== Task goal ==
Nothing in the data should change when you return it, but leave the pictures out.

* * * * *

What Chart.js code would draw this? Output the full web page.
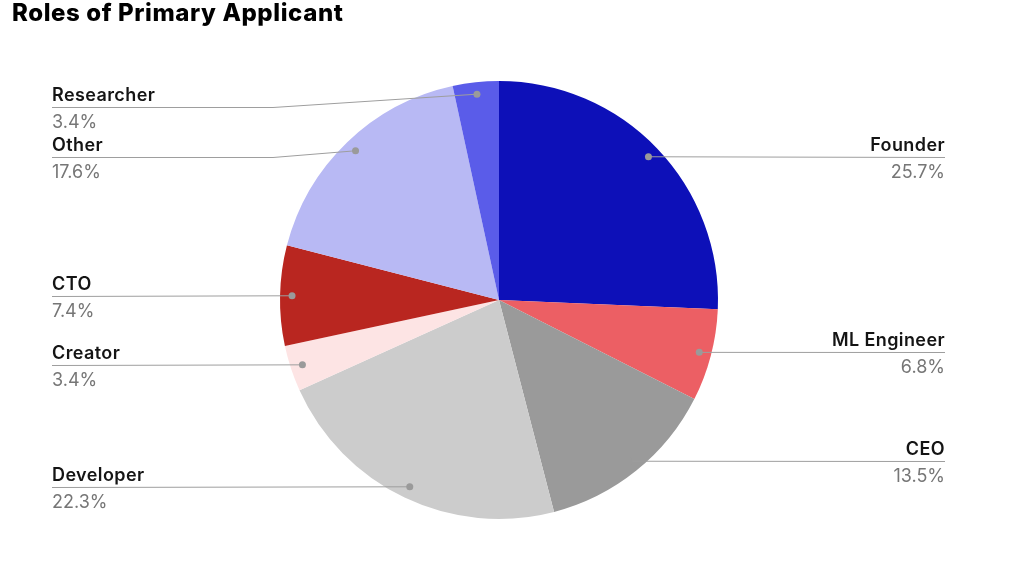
<!DOCTYPE html>
<html>
<head>
<meta charset="utf-8">
<script src="https://cdn.jsdelivr.net/npm/chart.js@4.4.1/dist/chart.umd.min.js"></script>
<style>
  html, body { margin: 0; padding: 0; background: #fff; }
  #wrap { width: 1024px; height: 564px; position: relative; }
</style>
</head>
<body>
<div id="wrap"><canvas id="rolesChart" width="1024" height="564"></canvas></div>
<script>
// data
const roles = ['Founder', 'ML Engineer', 'CEO', 'Developer', 'Creator', 'CTO', 'Other', 'Researcher'];
const shares = [25.7, 6.8, 13.5, 22.3, 3.4, 7.4, 17.6, 3.4];
const sliceColors = ['#0d10b8', '#ec5f64', '#9a9a9a', '#cccccc', '#fde4e4', '#b92620', '#b8b9f4', '#5a5ce9'];

const chartTitle = 'Roles of Primary Applicant';
const FONT = 'Inter, "Noto Sans", sans-serif';

// labels + leader lines on both sides of the pie
const sideLabels = {
  id: 'sideLabels',
  afterDraw(chart) {
    const ctx = chart.ctx;
    const arcs = chart.getDatasetMeta(0).data;
    if (!arcs.length) return;
    const cx = arcs[0].x, cy = arcs[0].y, r = arcs[0].outerRadius;

    const items = arcs.map((a, i) => {
      const mid = (a.startAngle + a.endAngle) / 2;
      const dx = cx + Math.cos(mid) * (r - 12);
      const dy = cy + Math.sin(mid) * (r - 12);
      return { i, dx, dy, ly: dy, right: dx >= cx };
    });

    // push labels apart per side
    [true, false].forEach(side => {
      const list = items.filter(it => it.right === side).sort((a, b) => a.dy - b.dy);
      let prev = cy - r + 26 - 50;
      list.forEach(it => {
        it.ly = Math.max(it.ly, prev + 50, cy - r + 26);
        prev = it.ly;
      });
    });

    ctx.save();
    items.forEach(it => {
      const ly = Math.round(it.ly) + 0.5;
      const edgeX = it.right ? 945 : 52;
      const bendX = it.right ? cx + r + 7 : cx - r - 7;

      ctx.strokeStyle = '#9e9e9e';
      ctx.lineWidth = 1;
      ctx.beginPath();
      ctx.moveTo(edgeX, ly);
      if (Math.abs(it.ly - it.dy) > 1) {
        ctx.lineTo(bendX, ly);
      }
      ctx.lineTo(it.dx, it.dy);
      ctx.stroke();

      ctx.fillStyle = '#9a9a9a';
      ctx.beginPath();
      ctx.arc(it.dx, it.dy, 3.5, 0, Math.PI * 2);
      ctx.fill();

      ctx.textAlign = it.right ? 'right' : 'left';
      ctx.textBaseline = 'alphabetic';
      ctx.fillStyle = '#141414';
      ctx.font = '600 18px ' + FONT;
      ctx.letterSpacing = '0.4px';
      ctx.fillText(roles[it.i], edgeX, ly - 7);
      ctx.fillStyle = '#767676';
      ctx.font = '400 18px ' + FONT;
      ctx.letterSpacing = '0px';
      ctx.fillText(shares[it.i].toFixed(1) + '%', edgeX, ly + 20);
    });

    ctx.textAlign = 'left';
    ctx.fillStyle = '#000';
    ctx.font = '800 24px ' + FONT;
    ctx.letterSpacing = '0.6px';
    ctx.fillText(chartTitle, 12, 21);
    ctx.restore();
  }
};

new Chart(document.getElementById('rolesChart'), {
  type: 'pie',
  data: {
    labels: roles,
    datasets: [{
      data: shares,
      backgroundColor: sliceColors,
      borderWidth: 0
    }]
  },
  options: {
    responsive: false,
    animation: false,
    layout: { padding: { left: 280, right: 306, top: 81, bottom: 45 } },
    plugins: {
      legend: { display: false },
      tooltip: { enabled: false }
    }
  },
  plugins: [sideLabels]
});
</script>
</body>
</html>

* * * * *

== Task output ==
What Chart.js code would draw this? Output the full web page.
<!DOCTYPE html>
<html>
<head>
<meta charset="utf-8">
<script src="https://cdn.jsdelivr.net/npm/chart.js@4.4.1/dist/chart.umd.min.js"></script>
<style>
  html, body { margin: 0; padding: 0; background: #fff; }
  #wrap { width: 1024px; height: 564px; position: relative; }
</style>
</head>
<body>
<div id="wrap"><canvas id="rolesChart" width="1024" height="564"></canvas></div>
<script>
// data
const roles = ['Founder', 'ML Engineer', 'CEO', 'Developer', 'Creator', 'CTO', 'Other', 'Researcher'];
const shares = [25.7, 6.8, 13.5, 22.3, 3.4, 7.4, 17.6, 3.4];
const sliceColors = ['#0d10b8', '#ec5f64', '#9a9a9a', '#cccccc', '#fde4e4', '#b92620', '#b8b9f4', '#5a5ce9'];

const chartTitle = 'Roles of Primary Applicant';
const FONT = 'Inter, "Noto Sans", sans-serif';

// labels + leader lines on both sides of the pie
const sideLabels = {
  id: 'sideLabels',
  afterDraw(chart) {
    const ctx = chart.ctx;
    const arcs = chart.getDatasetMeta(0).data;
    if (!arcs.length) return;
    const cx = arcs[0].x, cy = arcs[0].y, r = arcs[0].outerRadius;

    const items = arcs.map((a, i) => {
      const mid = (a.startAngle + a.endAngle) / 2;
      const dx = cx + Math.cos(mid) * (r - 12);
      const dy = cy + Math.sin(mid) * (r - 12);
      return { i, dx, dy, ly: dy, right: dx >= cx };
    });

    // push labels apart per side
    [true, false].forEach(side => {
      const list = items.filter(it => it.right === side).sort((a, b) => a.dy - b.dy);
      let prev = cy - r + 26 - 50;
      list.forEach(it => {
        it.ly = Math.max(it.ly, prev + 50, cy - r + 26);
        prev = it.ly;
      });
    });

    ctx.save();
    items.forEach(it => {
      const ly = Math.round(it.ly) + 0.5;
      const edgeX = it.right ? 945 : 52;
      const bendX = it.right ? cx + r + 7 : cx - r - 7;

      ctx.strokeStyle = '#9e9e9e';
      ctx.lineWidth = 1;
      ctx.beginPath();
      ctx.moveTo(edgeX, ly);
      if (Math.abs(it.ly - it.dy) > 1) {
        ctx.lineTo(bendX, ly);
      }
      ctx.lineTo(it.dx, it.dy);
      ctx.stroke();

      ctx.fillStyle = '#9a9a9a';
      ctx.beginPath();
      ctx.arc(it.dx, it.dy, 3.5, 0, Math.PI * 2);
      ctx.fill();

      ctx.textAlign = it.right ? 'right' : 'left';
      ctx.textBaseline = 'alphabetic';
      ctx.fillStyle = '#141414';
      ctx.font = '600 18px ' + FONT;
      ctx.letterSpacing = '0.4px';
      ctx.fillText(roles[it.i], edgeX, ly - 7);
      ctx.fillStyle = '#767676';
      ctx.font = '400 18px ' + FONT;
      ctx.letterSpacing = '0px';
      ctx.fillText(shares[it.i].toFixed(1) + '%', edgeX, ly + 20);
    });

    ctx.textAlign = 'left';
    ctx.fillStyle = '#000';
    ctx.font = '800 24px ' + FONT;
    ctx.letterSpacing = '0.6px';
    ctx.fillText(chartTitle, 12, 21);
    ctx.restore();
  }
};

new Chart(document.getElementById('rolesChart'), {
  type: 'pie',
  data: {
    labels: roles,
    datasets: [{
      data: shares,
      backgroundColor: sliceColors,
      borderWidth: 0
    }]
  },
  options: {
    responsive: false,
    animation: false,
    layout: { padding: { left: 280, right: 306, top: 81, bottom: 45 } },
    plugins: {
      legend: { display: false },
      tooltip: { enabled: false }
    }
  },
  plugins: [sideLabels]
});
</script>
</body>
</html>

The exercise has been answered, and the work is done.